Ook het agrarisch onderwijs moet structureel aandacht geven aan veilig werken met mest, vindt de raad. Het ministerie van Sociale Zaken en Werkgelegenheid krijgt het advies om veiligheidsvoorschriften op te stellen voor het werken in kelders en mestsilo’s. Het ministerie laat weten te gaan praten met de betrokken partijen.
Volgens LTO zijn veehouders en loonwerkers zich wel bewust van de risico’s van mestgassen. „Toch wordt nog vaak gedacht dat het zo’n vaart niet zal lopen en worden gevaren onderschat.”

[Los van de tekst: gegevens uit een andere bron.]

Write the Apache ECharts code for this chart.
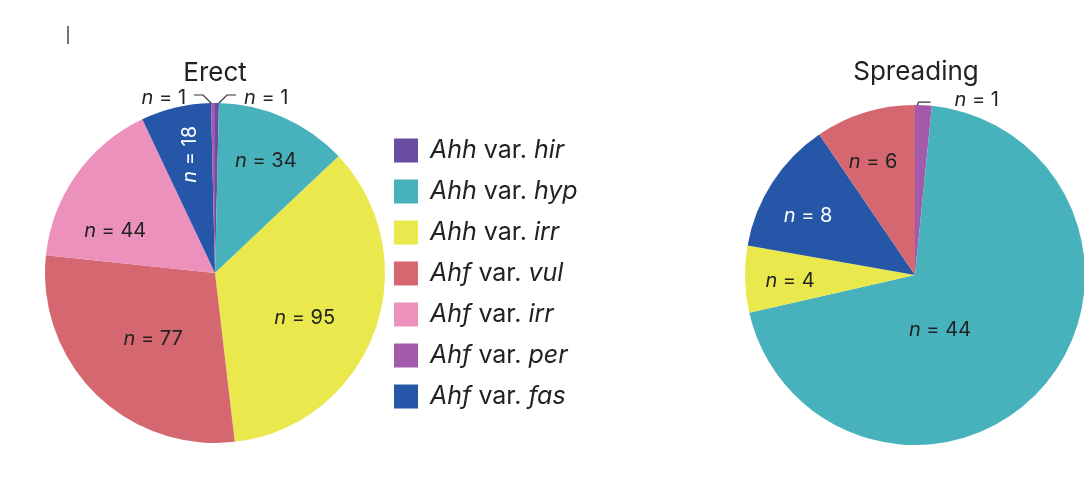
<!DOCTYPE html>
<html>
<head>
<meta charset="utf-8">
<script src="https://cdn.jsdelivr.net/npm/echarts@6/dist/echarts.min.js"></script>
<style>
html,body{margin:0;padding:0;background:#fff;}
#chart{width:1084px;height:478px;}
</style>
</head>
<body>
<div id="chart"></div>
<script>
// ---- data ----
const legendNames = ['Ahh var. hir','Ahh var. hyp','Ahh var. irr','Ahf var. vul','Ahf var. irr','Ahf var. per','Ahf var. fas'];
const erectNames = ['Ahh var. hir','Ahh var. hyp','Ahh var. irr','Ahf var. vul','Ahf var. irr','Ahf var. fas','Ahf var. per'];
const erectValues = [1, 34, 95, 77, 44, 18, 1];
const spreadNames = ['Ahf var. per','Ahh var. hyp','Ahh var. irr','Ahf var. fas','Ahf var. vul'];
const spreadValues = [1, 44, 4, 8, 6];
const titles = ['Erect', 'Spreading'];

// ---- styles ----
const colorMap = {
  'Ahh var. hir': '#6A4CA0',
  'Ahh var. hyp': '#47B2BB',
  'Ahh var. irr': '#E9E84C',
  'Ahf var. vul': '#D56771',
  'Ahf var. irr': '#EC91BC',
  'Ahf var. per': '#A45AAA',
  'Ahf var. fas': '#2556A8'
};
const FONT = 'Inter, "Noto Sans", sans-serif';
const TXT = '#222';
const erectLabelShift = {
  'Ahh var. hyp': [15, -32],
  'Ahh var. irr': [7, 15],
  'Ahf var. vul': [0, 3],
  'Ahf var. irr': [-28, 9],
  'Ahf var. fas': [33, -5]   // rotated label: shift in rotated frame
};
const spreadLabelShift = {
  'Ahh var. hyp': [-41, -3],
  'Ahh var. irr': [-37, 4],
  'Ahf var. fas': [-33, -11],
  'Ahf var. vul': [-16, -29]
};
const whiteLabels = {erect: ['Ahf var. fas'], spread: ['Ahf var. fas']};

function rich(color) {
  return {
    i: {fontStyle: 'italic', fontSize: 20, fontFamily: FONT, color: color},
    t: {fontSize: 20, fontFamily: FONT, color: color}
  };
}

function buildData(names, values, whites, isErect) {
  return names.map((nm, k) => {
    const item = {name: nm, value: values[k], itemStyle: {color: colorMap[nm]}};
    if (values[k] === 1) {
      item.label = {position: 'outside', rich: rich(TXT)};
      item.labelLine = {show: true, length: 9, length2: 10, lineStyle: {color: '#333', width: 1.2}};
    } else if (whites.indexOf(nm) >= 0) {
      item.label = {rich: rich('#fff')};
      if (isErect) item.label.rotate = 90;
    }
    return item;
  });
}

// custom leader line shapes for the tiny slices, derived from the library's default points
function smallLabelLayout(p, isErect) {
  const pts = p.labelLinePoints;
  const r = p.labelRect;
  if (!pts || !r) return {};
  const p0 = pts[0], p2 = pts[2];
  const side = p2[0] >= pts[1][0] ? 1 : -1;
  const hy = p0[1] - 8;
  let np, textEdge, textCy;
  if (isErect) {
    np = [[p0[0], p0[1] + 2], [p0[0] + side * 10, hy], [p0[0] + side * 19, hy]];
    textEdge = p0[0] + side * 27;
    textCy = hy + 3;
  } else {
    np = [[p0[0] - 11, p0[1] + 13], [p0[0] - 5, p0[1] - 3], [p0[0] + 7, p0[1] - 3]];
    textEdge = p0[0] + 31;
    textCy = p0[1] - 5;
  }
  const cur = side > 0 ? r.x : r.x + r.width;
  return {
    dx: textEdge - cur,
    dy: textCy - (r.y + r.height / 2),
    labelLinePoints: np
  };
}

function series(names, values, center, shifts, whites, isErect) {
  return {
    type: 'pie',
    center: center,
    radius: 170,
    startAngle: 90,
    clockwise: true,
    avoidLabelOverlap: false,
    silent: true,
    animation: false,
    itemStyle: {borderWidth: 0},
    label: {
      show: true,
      position: 'inside',
      color: TXT,
      formatter: p => '{i|n}{t| = ' + p.value + '}',
      rich: rich(TXT)
    },
    labelLine: {show: false},
    labelLayout: function (p) {
      const nm = names[p.dataIndex];
      if (values[p.dataIndex] === 1) return smallLabelLayout(p, isErect);
      const s = shifts[nm];
      if (s) return {dx: s[0], dy: s[1]};
      return {};
    },
    data: buildData(names, values, whites, isErect)
  };
}

const chart = echarts.init(document.getElementById('chart'), null, {renderer: 'canvas'});
chart.setOption({
  backgroundColor: '#fff',
  animation: false,
  legend: {
    orient: 'vertical',
    left: 394,
    top: 138,
    padding: 0,
    itemWidth: 24,
    itemHeight: 24,
    itemGap: 16,
    icon: 'rect',
    selectedMode: false,
    data: legendNames,
    formatter: function (name) {
      const parts = name.split(' var. ');
      return '{i|' + parts[0] + '}{t| var. }{i|' + parts[1] + '}';
    },
    textStyle: {
      color: TXT,
      padding: [0, 0, 0, 7],
      rich: {
        i: {fontStyle: 'italic', fontSize: 25, lineHeight: 24, fontFamily: FONT, color: TXT},
        t: {fontSize: 25, lineHeight: 24, fontFamily: FONT, color: TXT}
      }
    }
  },
  graphic: [
    {type: 'line', shape: {x1: 68, y1: 26, x2: 68, y2: 44}, style: {stroke: '#444', lineWidth: 1.5}},
    {type: 'text', x: 215, y: 73, style: {text: titles[0], fontSize: 26, fontFamily: FONT, fill: TXT, textAlign: 'center', textVerticalAlign: 'middle'}},
    {type: 'text', x: 916, y: 72, style: {text: titles[1], fontSize: 26, fontFamily: FONT, fill: TXT, textAlign: 'center', textVerticalAlign: 'middle'}}
  ],
  series: [
    series(erectNames, erectValues, [215, 273], erectLabelShift, whiteLabels.erect, true),
    series(spreadNames, spreadValues, [915, 275], spreadLabelShift, whiteLabels.spread, false)
  ]
});
</script>
</body>
</html>
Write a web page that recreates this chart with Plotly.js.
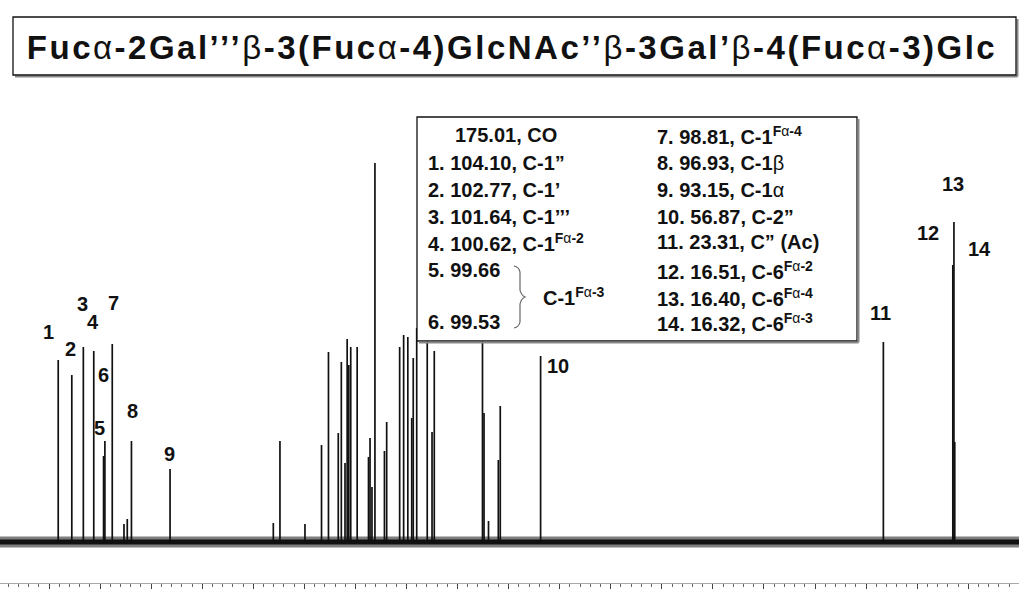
<!DOCTYPE html>
<html>
<head>
<meta charset="utf-8">
<script src="https://cdn.plot.ly/plotly-3.0.1.min.js"></script>
<style>html,body{margin:0;padding:0;background:#fff;}#chart{width:1024px;height:611px;}</style>
</head>
<body>
<div id="chart"></div>
<script>
// ---------------- DATA ----------------
const titleText = "Fucα-2Gal’’’β-3(Fucα-4)GlcNAc’’β-3Gal’β-4(Fucα-3)Glc";

// carbonyl (outside the plotted window)
const coShift = 175.01;
const coName = "CO";

// numbered (assigned) signals, ppm
const labeledNumbers = ["1","2","3","4","5","6","7","8","9","10","11","12","13","14"];
const labeledShift = [104.10, 102.77, 101.64, 100.62, 99.66, 99.53, 98.81, 96.93, 93.15, 56.87, 23.31, 16.51, 16.40, 16.32];
const labeledHeight = [182, 167, 195, 191, 86, 101, 198, 101, 73, 186, 200, 277, 320, 100];
const labeledAssign = ["C-1”", "C-1’", "C-1’’’", "C-1|Fα-2", "", "", "C-1|Fα-4", "C-1β", "C-1α", "C-2”", "C” (Ac)", "C-6|Fα-2", "C-6|Fα-4", "C-6|Fα-3"];
const sharedAssign56 = "C-1|Fα-3";

// other (unlabelled ring) signals, ppm
const otherShift = [97.66, 97.34, 83.04, 82.39, 79.94, 78.32, 77.64, 76.68, 76.38, 76.02, 75.81, 75.65, 75.46, 74.83,
  73.72, 73.57, 73.38, 73.09, 72.16, 71.94, 70.67, 70.28, 69.87, 69.49, 69.34, 69.00, 67.97, 67.50, 67.28,
  62.56, 62.41, 61.97, 61.01, 60.82];
const otherHeight = [18, 23, 19, 101, 18, 97, 190, 109, 180, 79, 203, 177, 195, 195,
  85, 104, 55, 379, 91, 120, 195, 207, 205, 124, 184, 214, 280, 110, 191,
  270, 129, 21, 82, 136];

// ---------------- LAYOUT HELPERS ----------------
const M = {l: 0, r: 5, t: 90, b: 28};
const PW = 1024 - M.l - M.r, PH = 611 - M.t - M.b;
const fx = px => (px - M.l) / PW;
const fy = py => (M.t + PH - py) / PH;
const xRange = [109.8, 10.03];

// label anchor points (ppm, intensity)
const labelPos = [[105.10,210],[102.85,193],[101.77,238],[100.69,220],[100.01,114],[99.62,167],[98.64,239],
  [96.78,131],[93.16,88],[55.17,176],[23.55,229],[18.94,309],[16.50,358],[13.85,293]];

// format "C-1|Fα-2" -> bold with superscript, greek regular
function fmt(s) {
  const parts = s.split("|");
  const boldGreek = t => t.split(/([αβ])/).filter(seg => seg.length).map(seg => (seg === "α" || seg === "β") ? seg : "<b>" + seg + "</b>").join("");
  let out = boldGreek(parts[0]);
  if (parts[1]) out += "<sup>" + boldGreek(parts[1]) + "</sup>";
  return out;
}

// ---------------- TRACES ----------------
const allShift = labeledShift.concat(otherShift);
const allHeight = labeledHeight.concat(otherHeight);
const sx = [], sy = [];
allShift.forEach((p, i) => { sx.push(p, p, null); sy.push(0, allHeight[i], null); });

const traces = [
  {x: [xRange[0], xRange[1]], y: [0, 0], mode: "lines", line: {color: "rgba(20,20,20,0.55)", width: 11}, hoverinfo: "skip"},
  {x: [xRange[0], xRange[1]], y: [0, 0], mode: "lines", line: {color: "#111", width: 5}, hoverinfo: "skip"},
  {x: sx, y: sy, mode: "lines", line: {color: "#111", width: 1.7}, hoverinfo: "skip"}
];

// ---------------- ANNOTATIONS ----------------
const FONT = "Liberation Sans, Arial, sans-serif";
const ann = [];
labeledNumbers.forEach((n, i) => {
  ann.push({x: labelPos[i][0], y: labelPos[i][1], xref: "x", yref: "y", text: "<b>" + n + "</b>",
    showarrow: false, font: {family: FONT, size: 20, color: "#111"}, xanchor: "center", yanchor: "middle"});
});

const rowY = [135, 163, 190, 217, 242, 270, 297, 322];
function row(px, py, txt) {
  ann.push({x: fx(px), y: fy(py), xref: "paper", yref: "paper", text: txt, showarrow: false,
    xanchor: "left", yanchor: "middle", font: {family: FONT, size: 20, color: "#111"}});
}
row(453, rowY[0], fmt(coShift.toFixed(2) + ", " + coName));
// left column: peaks 1-4, 5, 6
for (let i = 0; i < 4; i++) row(426, rowY[i + 1], fmt(labeledNumbers[i] + ". " + labeledShift[i].toFixed(2) + ", " + labeledAssign[i]));
row(426, rowY[5], fmt(labeledNumbers[4] + ". " + labeledShift[4].toFixed(2)));
row(426, rowY[7], fmt(labeledNumbers[5] + ". " + labeledShift[5].toFixed(2)));
row(541, 296, fmt(sharedAssign56));
// right column: peaks 7-14
for (let i = 6; i < 14; i++) row(655, rowY[i - 6], fmt(labeledNumbers[i] + ". " + labeledShift[i].toFixed(2) + ", " + labeledAssign[i]));

// ---------------- SHAPES ----------------
function rectP(x0, y0, x1, y1, extra) {
  return Object.assign({type: "rect", xref: "paper", yref: "paper", x0: fx(x0), x1: fx(x1), y0: fy(y1), y1: fy(y0),
    layer: "above"}, extra);
}
function lineP(x0, y0, x1, y1, color, w) {
  return {type: "line", xref: "paper", yref: "paper", x0: fx(x0), y0: fy(y0), x1: fx(x1), y1: fy(y1),
    line: {color: color, width: w}, layer: "above"};
}
// curly brace path in pixel space
function braceP() {
  const pts = [[514,266],[519,267],[520,272],[520,290],[521,295],[525,297],[521,299],[520,304],[520,322],[519,327],[514,328]];
  const P = i => fx(pts[i][0]) + "," + fy(pts[i][1]);
  const d = "M" + P(0) + " Q" + P(1) + " " + P(2) + " L" + P(3) + " Q" + P(4) + " " + P(5) +
    " Q" + P(6) + " " + P(7) + " L" + P(8) + " Q" + P(9) + " " + P(10);
  return {type: "path", xref: "paper", yref: "paper", path: d, line: {color: "#666", width: 1.2}, layer: "above"};
}

const shapes = [
  // title box
  lineP(15, 76.5, 1017.5, 76.5, "#888", 2),
  lineP(1017.5, 19, 1017.5, 76.5, "#888", 2),
  rectP(13, 17, 1016, 75, {line: {color: "#111", width: 1.3}, fillcolor: "rgba(255,255,255,0)"}),
  // table box
  rectP(417, 117, 857, 341, {line: {color: "#111", width: 1.3}, fillcolor: "#fff"}),
  lineP(419, 342.5, 858.5, 342.5, "#888", 2),
  lineP(858.5, 119, 858.5, 342.5, "#888", 2),
  braceP()
];

// ---------------- LAYOUT ----------------
const layout = {
  width: 1024, height: 611,
  margin: M,
  paper_bgcolor: "#fff", plot_bgcolor: "#fff",
  showlegend: false,
  title: {
    text: "<span style='letter-spacing:2.5px'>" + fmt(titleText) + "</span>",
    font: {family: FONT, size: 33, color: "#111"},
    x: 0.5, xref: "container", xanchor: "center",
    y: 1 - 47 / 611, yref: "container", yanchor: "middle"
  },
  xaxis: {
    range: xRange, showgrid: false, zeroline: false, showticklabels: false,
    showline: true, linecolor: "#aaa", linewidth: 1,
    ticks: "outside", ticklen: 5, tickwidth: 1, tickcolor: "#444",
    tickmode: "linear", tick0: 0, dtick: 5,
    minor: {ticks: "outside", ticklen: 3, tickwidth: 1, tickcolor: "#666", tickmode: "linear", tick0: 0, dtick: 1, showgrid: false}
  },
  yaxis: {range: [-41, 452], visible: false, showgrid: false, zeroline: false},
  shapes: shapes,
  annotations: ann
};

Plotly.newPlot("chart", traces, layout, {staticPlot: true, displayModeBar: false});
</script>
</body>
</html>
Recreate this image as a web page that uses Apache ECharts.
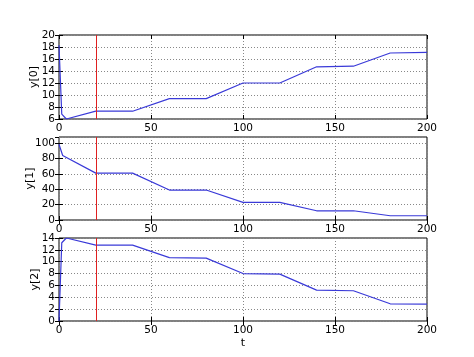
<!DOCTYPE html>
<html>
<head>
<meta charset="utf-8">
<script src="https://cdn.jsdelivr.net/npm/echarts@6/dist/echarts.min.js"></script>
<style>html,body{margin:0;padding:0;background:#fff}#c{width:474px;height:357px}</style>
</head>
<body>
<div id="c"></div>
<script>
// ---- data ----
var t0 = [0, 1.5, 4, 20, 40, 60, 80, 100, 120, 140, 160, 180, 200];
var y0 = [18.3, 6.8, 6.0, 7.3, 7.3, 9.4, 9.4, 12.0, 12.0, 14.7, 14.8, 17.0, 17.1];
var t1 = [0, 2, 20, 40, 60, 80, 100, 120, 140, 160, 180, 200];
var y1 = [98.5, 84, 61, 61, 39, 39, 23, 23, 12, 12, 5.5, 5.5];
var t2 = [0, 1.5, 4, 20, 40, 60, 80, 100, 120, 140, 160, 180, 200];
var y2 = [0, 13.2, 14.0, 12.8, 12.8, 10.7, 10.6, 8.0, 7.9, 5.2, 5.1, 2.9, 2.85];
var eventT = 20;
var yNames = ['y[0]', 'y[1]', 'y[2]'];
var xName = 't';

function pairs(t, y) { return t.map(function (v, i) { return [v, y[i]]; }); }

var font = 'DejaVu Sans';
var grids = [
  {left: 59, right: 47, top: 35, height: 84},
  {left: 59, right: 47, top: 137, height: 83},
  {left: 59, right: 47, top: 238, height: 83}
];
var yRanges = [{min: 6, max: 20, interval: 2}, {min: 0, max: 108, interval: 20}, {min: 0, max: 14, interval: 2}];
var yNameGaps = [19, 23, 18];
var splitStyle = {show: true, lineStyle: {color: '#888', type: [1, 2], width: 1}};
var gridOpt = grids.map(function (g) {
  return Object.assign({show: true, borderColor: '#000', borderWidth: 1, backgroundColor: 'transparent'}, g);
});
var xAxes = [], yAxes = [], series = [];
var allT = [t0, t1, t2], allY = [y0, y1, y2];
for (var i = 0; i < 3; i++) {
  xAxes.push({
    type: 'value', gridIndex: i, min: 0, max: 200, interval: 50, position: 'bottom',
    name: i === 2 ? xName : '', nameLocation: 'middle', nameGap: 17, nameMoveOverlap: false,
    nameTextStyle: {fontFamily: font, fontSize: 11, color: '#000'},
    axisLine: {show: false}, axisTick: {show: true, inside: true, length: 4, lineStyle: {color: '#000'}},
    axisLabel: {fontFamily: font, fontSize: 10.5, color: '#000', margin: 4},
    splitLine: splitStyle
  });
  xAxes.push({
    type: 'value', gridIndex: i, min: 0, max: 200, interval: 50, position: 'top',
    axisLine: {show: false}, axisTick: {show: true, inside: true, length: 4, lineStyle: {color: '#000'}},
    axisLabel: {show: false}, splitLine: {show: false}
  });
  var r = yRanges[i];
  yAxes.push({
    type: 'value', gridIndex: i, min: r.min, max: r.max, interval: r.interval, position: 'left',
    name: yNames[i], nameLocation: 'middle', nameGap: yNameGaps[i], nameRotate: 90, nameMoveOverlap: false,
    nameTextStyle: {fontFamily: font, fontSize: 11, color: '#000'},
    axisLine: {show: false}, axisTick: {show: true, inside: true, length: 4, lineStyle: {color: '#000'}},
    axisLabel: {fontFamily: font, fontSize: 10.5, color: '#000', margin: 4, showMaxLabel: i !== 1},
    splitLine: splitStyle
  });
  yAxes.push({
    type: 'value', gridIndex: i, min: r.min, max: r.max, interval: r.interval, position: 'right',
    axisLine: {show: false}, axisTick: {show: true, inside: true, length: 4, lineStyle: {color: '#000'}},
    axisLabel: {show: false}, splitLine: {show: false}
  });
  series.push({
    type: 'line', xAxisIndex: 2 * i, yAxisIndex: 2 * i, data: pairs(allT[i], allY[i]),
    symbol: 'none', smooth: false, clip: true,
    lineStyle: {color: '#3a3ad8', width: 1.2},
    markLine: {
      silent: true, symbol: 'none', label: {show: false},
      lineStyle: {color: '#e02020', width: 1, type: 'solid'},
      data: [{xAxis: eventT}]
    },
    animation: false
  });
}
var chart = echarts.init(document.getElementById('c'), null, {renderer: 'canvas'});
chart.setOption({
  animation: false,
  grid: gridOpt,
  xAxis: xAxes,
  yAxis: yAxes,
  series: series
});
</script>
</body>
</html>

„Iedereen weet dat het gevaarlijk is”
Freerk Pietersma is vertegenwoordiger bij mesthandelaar Jan Bakker in Oldebroek. Het bedrijf heeft vijftien tankauto’s op de weg en beschikt ook over silo’s voor tijdelijke opslag. Ongelukken met mestgassen hebben zich nooit voorgedaan. „Wij hebben een strikt beleid”, verklaart Pietersma. „Het is absoluut verboden om door het mangat de tank in te gaan, ook niet bij storingen. Onze chauffeurs mogen sowieso niet aan hun vrachtwagens sleutelen.” Volgens hem zijn de risico’s het grootst op het boerenerf. Een van zijn klanten maakte een ernstig ongeluk mee. „Een vader en een schoonzoon overleden tijdens het mixen. Ze lagen naast elkaar in de stal.” Dat mensen elkaar willen helpen als iemand in nood is, is volgens Pietersma een natuurlijke reactie. „Dan wordt je emotie de baas en kun je een verkeerde beslissing nemen. Iedereen weet dat het werken met mest gevaarlijk kan zijn en toch gebeuren er ongelukken. Het is goed om elkaar scherp te houden, zoals de onderzoeksraad wil. Ongelukken helemaal voorkomen zal niet lukken, verminderen hopelijk wel.”